The familiar road that I travelled fifteen days ago snaked before me as a queesy feeling of finality struck an unfamiliar nerve. I was almost there, almost to my pueblo. I have been busily waiting for this moment for nearly a year. Finally, I will be living with the people I hope to call my family, my gente.
I pulled into Cope around five on a regular Sunday evening. The fog was billowing over the sharp mountains like a nervous volcano ready to release its million year old lunch. People were strolling about the streets, saying hello's and exchanging the day's telenovela-ish gossip. The last leg of my journey lay just around the corner and up the bend, some 45 minutes from where I was standing.
I walked to the bus stop to ask about the next chiva to my pueblo. The old chinese man who owns the store next door said a chiva for me was coming very shortly. A chiva for me? I didn't quite understand what that meant, so I chalked it up to my loose grasp of Spanish. While waiting for my chiva I bought a coke. Probably the last coke I would have for some time as my pueblo doesn't have electricity and therefore nothing can be cold. So I set my bags down, and took the time to enjoy the luxuriously quenching opal liquid whose magical bubbles tickled my throat.
Inbetween the extisy of a sip, I heard a rucus emenating from some unkown place around the bend. Before I was able to investigate the matter myself, a chiva pulled up and told me to hop in for a whirl around town. I gladly oblidged, threw my stuff in the back and gulped down the rest of my home town coke. We zoomed past a store, a resturaunt and the police station. The comotion grew louder with every turn of the wheels. The chiva slowed to a crawl as we turned the final corner.
And there it was, a 15 year old girls birthday party. A huge coming of age affair here in Panama. In this single story house there must have been over 60 people. And who was standing outside the party but about 12 guys I knew from my pueblo who were returning from their Sunday baseball game. They were celebrating two wins against difficult teams in the first round of the provincial tournament.

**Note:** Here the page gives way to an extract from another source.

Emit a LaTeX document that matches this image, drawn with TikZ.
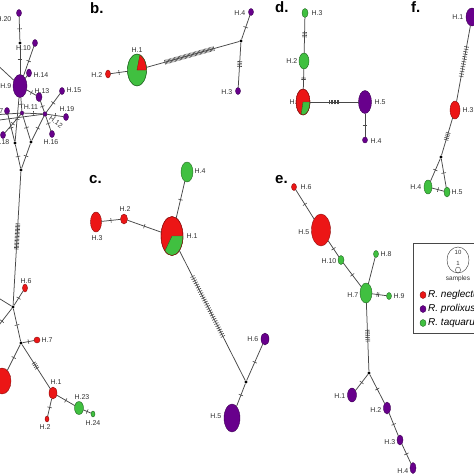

I yelled out a traditional hello. !AUWEY! As we rolled by, one guy handed me a brew, another guy shook my hand, another was yelling Auwey, and another was telling me to get into the chiva waiting to take me to our pueblo. I handed off my bags, opened the beer, and climbed into the chiva.
So, 'my chiva' was waiting for me after all. The baseball team was there so we could all ride through the pale, fog obscured dusk to my new home. The queeey feeling of finality now seems to be the queesy feeling of beginning.